%%

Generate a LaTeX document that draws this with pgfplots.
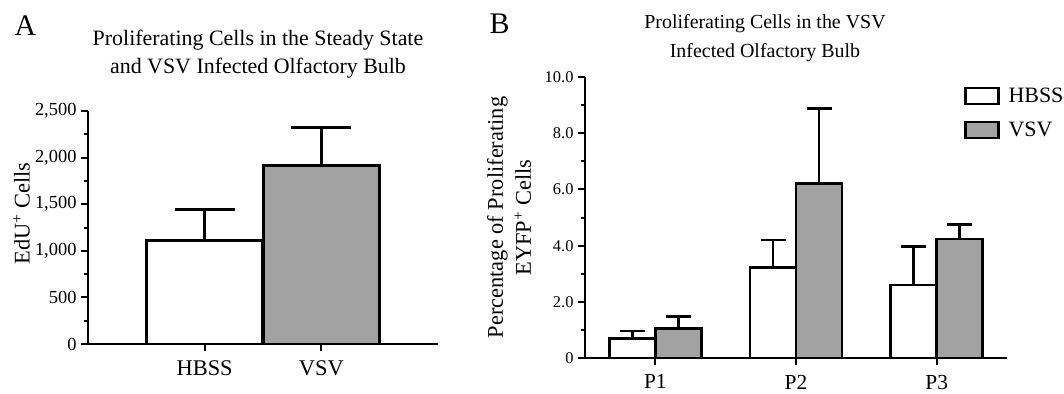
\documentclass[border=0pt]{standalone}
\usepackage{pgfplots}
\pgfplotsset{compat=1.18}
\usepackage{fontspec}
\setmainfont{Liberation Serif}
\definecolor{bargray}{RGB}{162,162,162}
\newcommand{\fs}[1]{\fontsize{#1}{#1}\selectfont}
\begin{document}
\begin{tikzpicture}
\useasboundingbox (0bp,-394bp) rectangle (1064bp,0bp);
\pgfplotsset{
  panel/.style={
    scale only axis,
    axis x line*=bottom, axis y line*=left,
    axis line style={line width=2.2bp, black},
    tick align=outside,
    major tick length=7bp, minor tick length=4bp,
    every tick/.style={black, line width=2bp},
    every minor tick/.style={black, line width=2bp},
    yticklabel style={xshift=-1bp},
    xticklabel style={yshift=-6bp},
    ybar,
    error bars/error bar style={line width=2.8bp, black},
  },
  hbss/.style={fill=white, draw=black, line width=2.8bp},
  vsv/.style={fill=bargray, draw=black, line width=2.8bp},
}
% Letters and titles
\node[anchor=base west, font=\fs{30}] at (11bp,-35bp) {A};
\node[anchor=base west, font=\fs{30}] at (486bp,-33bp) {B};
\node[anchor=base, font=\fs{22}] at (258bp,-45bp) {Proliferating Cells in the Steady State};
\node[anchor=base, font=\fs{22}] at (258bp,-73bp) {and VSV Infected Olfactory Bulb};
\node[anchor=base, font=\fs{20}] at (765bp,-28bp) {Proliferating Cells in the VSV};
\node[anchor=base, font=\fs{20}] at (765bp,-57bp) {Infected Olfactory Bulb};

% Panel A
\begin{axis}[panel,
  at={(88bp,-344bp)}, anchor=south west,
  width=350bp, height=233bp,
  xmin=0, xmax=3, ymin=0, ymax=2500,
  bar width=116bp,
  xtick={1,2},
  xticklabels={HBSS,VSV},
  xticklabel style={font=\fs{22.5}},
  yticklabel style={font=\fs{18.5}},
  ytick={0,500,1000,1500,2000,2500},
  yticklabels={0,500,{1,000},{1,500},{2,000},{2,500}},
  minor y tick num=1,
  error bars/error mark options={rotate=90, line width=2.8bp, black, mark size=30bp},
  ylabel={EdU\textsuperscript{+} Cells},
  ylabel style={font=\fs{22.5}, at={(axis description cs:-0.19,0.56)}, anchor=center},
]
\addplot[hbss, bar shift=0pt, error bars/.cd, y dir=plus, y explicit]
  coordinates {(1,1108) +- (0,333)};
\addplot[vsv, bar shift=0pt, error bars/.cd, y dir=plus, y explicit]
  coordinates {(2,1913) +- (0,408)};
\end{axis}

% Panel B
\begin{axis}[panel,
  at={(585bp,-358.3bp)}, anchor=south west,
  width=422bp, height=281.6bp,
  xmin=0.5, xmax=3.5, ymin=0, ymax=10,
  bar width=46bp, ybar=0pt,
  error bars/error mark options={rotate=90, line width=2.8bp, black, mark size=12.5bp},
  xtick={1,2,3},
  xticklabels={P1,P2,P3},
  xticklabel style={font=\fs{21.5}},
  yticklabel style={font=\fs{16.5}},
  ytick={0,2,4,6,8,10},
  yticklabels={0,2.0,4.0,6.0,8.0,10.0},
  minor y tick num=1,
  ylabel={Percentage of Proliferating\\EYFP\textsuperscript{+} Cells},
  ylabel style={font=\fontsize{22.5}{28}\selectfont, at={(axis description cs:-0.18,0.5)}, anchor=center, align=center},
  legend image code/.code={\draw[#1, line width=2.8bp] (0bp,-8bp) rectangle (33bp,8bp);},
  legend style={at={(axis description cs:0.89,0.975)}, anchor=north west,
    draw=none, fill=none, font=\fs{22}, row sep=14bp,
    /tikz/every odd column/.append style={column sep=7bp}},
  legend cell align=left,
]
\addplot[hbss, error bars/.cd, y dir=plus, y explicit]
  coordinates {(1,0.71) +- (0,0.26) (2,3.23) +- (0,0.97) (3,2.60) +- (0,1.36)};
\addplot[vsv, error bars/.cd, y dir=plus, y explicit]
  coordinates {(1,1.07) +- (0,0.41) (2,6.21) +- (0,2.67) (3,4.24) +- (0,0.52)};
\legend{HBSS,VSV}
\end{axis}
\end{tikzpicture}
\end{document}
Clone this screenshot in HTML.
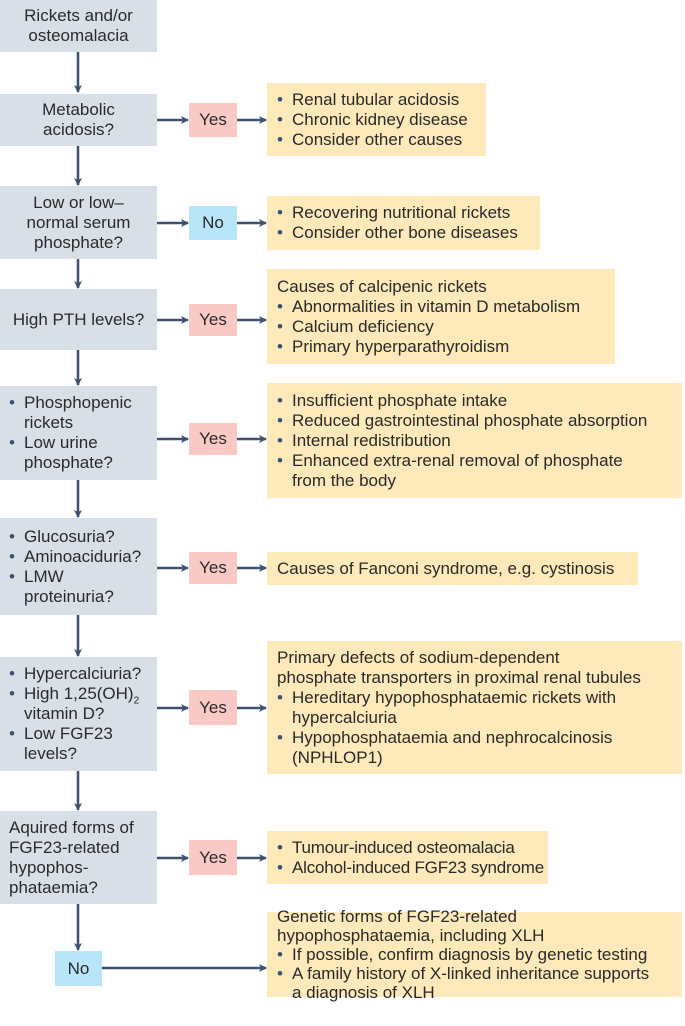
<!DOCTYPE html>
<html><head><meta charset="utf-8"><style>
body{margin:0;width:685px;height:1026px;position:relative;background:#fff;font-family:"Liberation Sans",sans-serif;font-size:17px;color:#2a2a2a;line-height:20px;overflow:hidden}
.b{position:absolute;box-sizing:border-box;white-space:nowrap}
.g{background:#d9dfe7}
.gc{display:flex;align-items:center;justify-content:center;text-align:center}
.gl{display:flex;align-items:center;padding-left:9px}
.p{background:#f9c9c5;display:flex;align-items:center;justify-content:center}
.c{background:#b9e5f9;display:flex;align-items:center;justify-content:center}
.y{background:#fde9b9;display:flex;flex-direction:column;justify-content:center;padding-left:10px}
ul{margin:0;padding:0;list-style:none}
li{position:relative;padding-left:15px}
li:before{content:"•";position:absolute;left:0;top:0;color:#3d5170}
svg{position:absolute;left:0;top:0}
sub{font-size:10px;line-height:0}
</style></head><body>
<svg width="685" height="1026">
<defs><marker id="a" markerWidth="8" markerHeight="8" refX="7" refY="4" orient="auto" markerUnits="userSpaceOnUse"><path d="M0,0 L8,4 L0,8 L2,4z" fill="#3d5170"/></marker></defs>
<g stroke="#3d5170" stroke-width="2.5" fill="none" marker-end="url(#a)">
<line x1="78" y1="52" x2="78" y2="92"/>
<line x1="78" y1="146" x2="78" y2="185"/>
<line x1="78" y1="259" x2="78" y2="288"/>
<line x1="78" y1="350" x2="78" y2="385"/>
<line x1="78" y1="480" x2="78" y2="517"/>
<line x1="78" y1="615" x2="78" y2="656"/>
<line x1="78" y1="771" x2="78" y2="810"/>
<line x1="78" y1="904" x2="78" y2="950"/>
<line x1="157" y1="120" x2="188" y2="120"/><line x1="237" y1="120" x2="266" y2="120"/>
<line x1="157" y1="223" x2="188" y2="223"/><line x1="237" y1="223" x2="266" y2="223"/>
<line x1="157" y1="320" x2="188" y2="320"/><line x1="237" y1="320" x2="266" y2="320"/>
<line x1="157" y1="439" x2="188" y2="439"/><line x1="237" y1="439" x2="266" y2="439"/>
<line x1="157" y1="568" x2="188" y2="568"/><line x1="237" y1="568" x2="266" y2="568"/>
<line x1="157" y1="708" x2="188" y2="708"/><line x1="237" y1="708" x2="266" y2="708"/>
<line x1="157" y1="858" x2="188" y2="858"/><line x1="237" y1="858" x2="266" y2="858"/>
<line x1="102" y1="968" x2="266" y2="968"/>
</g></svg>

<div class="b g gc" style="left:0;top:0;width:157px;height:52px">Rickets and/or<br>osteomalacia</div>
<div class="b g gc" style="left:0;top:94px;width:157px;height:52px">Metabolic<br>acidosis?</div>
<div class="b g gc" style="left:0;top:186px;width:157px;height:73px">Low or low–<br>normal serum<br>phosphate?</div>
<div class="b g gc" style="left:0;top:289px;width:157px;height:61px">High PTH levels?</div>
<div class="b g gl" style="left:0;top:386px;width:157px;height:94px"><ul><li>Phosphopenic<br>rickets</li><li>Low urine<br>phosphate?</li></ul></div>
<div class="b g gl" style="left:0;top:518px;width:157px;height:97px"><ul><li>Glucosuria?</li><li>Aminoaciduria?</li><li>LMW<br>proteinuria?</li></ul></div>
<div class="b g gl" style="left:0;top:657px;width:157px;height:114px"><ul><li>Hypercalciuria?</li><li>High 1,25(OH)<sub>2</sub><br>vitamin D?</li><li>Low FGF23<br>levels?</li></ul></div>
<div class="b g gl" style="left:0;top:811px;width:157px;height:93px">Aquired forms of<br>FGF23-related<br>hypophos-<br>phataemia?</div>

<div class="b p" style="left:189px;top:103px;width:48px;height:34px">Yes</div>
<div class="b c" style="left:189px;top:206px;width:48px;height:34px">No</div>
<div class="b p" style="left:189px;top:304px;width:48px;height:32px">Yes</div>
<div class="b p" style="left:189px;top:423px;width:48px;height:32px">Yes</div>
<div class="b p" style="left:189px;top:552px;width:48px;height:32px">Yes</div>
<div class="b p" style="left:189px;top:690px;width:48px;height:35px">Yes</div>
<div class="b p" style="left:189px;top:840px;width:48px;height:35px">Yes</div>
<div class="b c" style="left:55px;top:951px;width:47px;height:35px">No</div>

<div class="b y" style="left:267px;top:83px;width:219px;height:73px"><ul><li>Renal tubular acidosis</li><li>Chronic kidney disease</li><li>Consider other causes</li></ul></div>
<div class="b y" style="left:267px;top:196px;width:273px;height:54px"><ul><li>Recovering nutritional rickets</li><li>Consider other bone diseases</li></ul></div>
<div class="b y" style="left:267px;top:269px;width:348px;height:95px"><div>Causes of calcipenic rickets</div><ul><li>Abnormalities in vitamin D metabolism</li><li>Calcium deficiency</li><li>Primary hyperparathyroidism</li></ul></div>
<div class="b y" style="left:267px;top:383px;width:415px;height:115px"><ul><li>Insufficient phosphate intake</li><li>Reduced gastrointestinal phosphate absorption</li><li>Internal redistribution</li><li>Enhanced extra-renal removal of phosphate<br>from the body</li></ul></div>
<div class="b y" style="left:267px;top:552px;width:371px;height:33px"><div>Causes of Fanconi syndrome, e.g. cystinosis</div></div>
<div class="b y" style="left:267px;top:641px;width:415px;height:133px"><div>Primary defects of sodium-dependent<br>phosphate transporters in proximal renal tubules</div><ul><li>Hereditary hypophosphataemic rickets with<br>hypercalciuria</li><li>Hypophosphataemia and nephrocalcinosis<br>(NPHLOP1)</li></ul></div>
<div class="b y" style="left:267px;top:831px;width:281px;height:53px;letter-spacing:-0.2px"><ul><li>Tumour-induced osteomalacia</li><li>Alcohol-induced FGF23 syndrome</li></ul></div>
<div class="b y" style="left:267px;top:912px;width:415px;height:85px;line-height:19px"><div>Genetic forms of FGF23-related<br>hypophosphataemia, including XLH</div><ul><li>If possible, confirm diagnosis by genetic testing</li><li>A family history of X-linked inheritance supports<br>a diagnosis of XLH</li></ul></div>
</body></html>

%%
%%

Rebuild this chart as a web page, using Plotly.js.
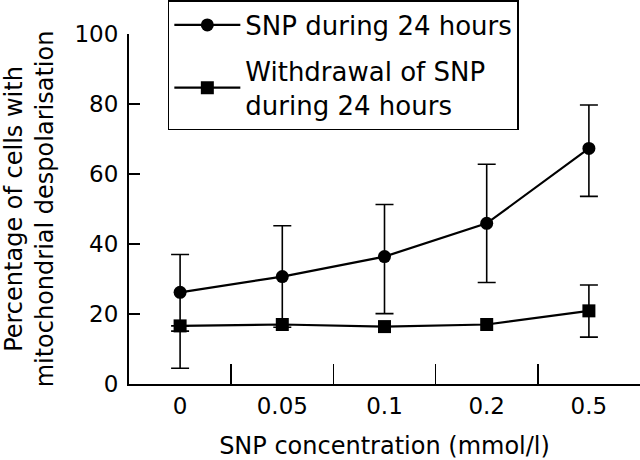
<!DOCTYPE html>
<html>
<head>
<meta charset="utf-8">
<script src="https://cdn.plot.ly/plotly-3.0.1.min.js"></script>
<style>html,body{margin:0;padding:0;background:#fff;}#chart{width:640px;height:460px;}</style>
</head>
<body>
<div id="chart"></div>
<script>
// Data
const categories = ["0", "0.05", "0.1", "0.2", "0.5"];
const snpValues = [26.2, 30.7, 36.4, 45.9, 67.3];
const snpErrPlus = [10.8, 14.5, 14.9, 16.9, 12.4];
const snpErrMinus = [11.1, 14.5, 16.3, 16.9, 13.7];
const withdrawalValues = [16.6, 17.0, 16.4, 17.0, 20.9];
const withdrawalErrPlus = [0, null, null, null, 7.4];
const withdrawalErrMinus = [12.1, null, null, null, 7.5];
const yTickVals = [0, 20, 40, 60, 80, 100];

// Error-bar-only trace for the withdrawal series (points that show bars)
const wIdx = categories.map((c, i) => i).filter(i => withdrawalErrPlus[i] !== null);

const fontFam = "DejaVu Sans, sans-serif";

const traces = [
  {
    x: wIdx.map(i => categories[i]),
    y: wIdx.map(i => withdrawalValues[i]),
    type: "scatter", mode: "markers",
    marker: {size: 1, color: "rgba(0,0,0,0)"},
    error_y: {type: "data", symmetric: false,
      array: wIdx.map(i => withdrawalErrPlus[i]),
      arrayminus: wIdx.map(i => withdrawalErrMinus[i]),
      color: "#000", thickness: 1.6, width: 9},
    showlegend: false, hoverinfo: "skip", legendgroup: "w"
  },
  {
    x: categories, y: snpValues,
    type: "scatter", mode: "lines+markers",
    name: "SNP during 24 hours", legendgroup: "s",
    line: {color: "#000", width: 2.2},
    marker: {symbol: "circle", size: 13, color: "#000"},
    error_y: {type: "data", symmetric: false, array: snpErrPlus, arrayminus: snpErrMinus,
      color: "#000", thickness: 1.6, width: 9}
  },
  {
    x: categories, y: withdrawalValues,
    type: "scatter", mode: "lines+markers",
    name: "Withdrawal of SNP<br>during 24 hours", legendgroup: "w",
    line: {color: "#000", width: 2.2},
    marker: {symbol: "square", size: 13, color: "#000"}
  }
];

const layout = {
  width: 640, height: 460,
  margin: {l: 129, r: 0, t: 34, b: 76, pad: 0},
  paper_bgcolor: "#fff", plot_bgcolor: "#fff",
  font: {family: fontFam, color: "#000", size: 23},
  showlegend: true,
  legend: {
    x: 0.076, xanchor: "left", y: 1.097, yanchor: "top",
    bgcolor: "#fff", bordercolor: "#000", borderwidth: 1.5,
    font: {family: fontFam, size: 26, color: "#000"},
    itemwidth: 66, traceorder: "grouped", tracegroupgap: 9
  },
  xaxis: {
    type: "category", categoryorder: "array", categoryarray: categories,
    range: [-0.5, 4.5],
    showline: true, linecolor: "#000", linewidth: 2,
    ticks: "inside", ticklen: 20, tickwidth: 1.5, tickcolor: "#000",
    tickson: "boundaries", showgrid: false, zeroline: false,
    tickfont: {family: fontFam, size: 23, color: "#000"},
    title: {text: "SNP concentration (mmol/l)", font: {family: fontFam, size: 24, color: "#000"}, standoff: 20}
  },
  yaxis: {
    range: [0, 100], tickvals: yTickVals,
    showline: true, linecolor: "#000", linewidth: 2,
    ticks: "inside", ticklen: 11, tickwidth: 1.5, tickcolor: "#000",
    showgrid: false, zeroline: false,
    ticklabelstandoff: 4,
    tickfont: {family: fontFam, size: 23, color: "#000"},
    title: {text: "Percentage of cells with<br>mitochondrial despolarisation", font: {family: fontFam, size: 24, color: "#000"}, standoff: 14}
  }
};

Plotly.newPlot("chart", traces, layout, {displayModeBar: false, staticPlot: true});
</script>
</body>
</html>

%%

» **Aim**:
Extract all lines containing the word "that".

» **Finished task**:
Generate a LaTeX document that draws this with pgfplots.
// Error-bar-only trace for the withdrawal series (points that show bars)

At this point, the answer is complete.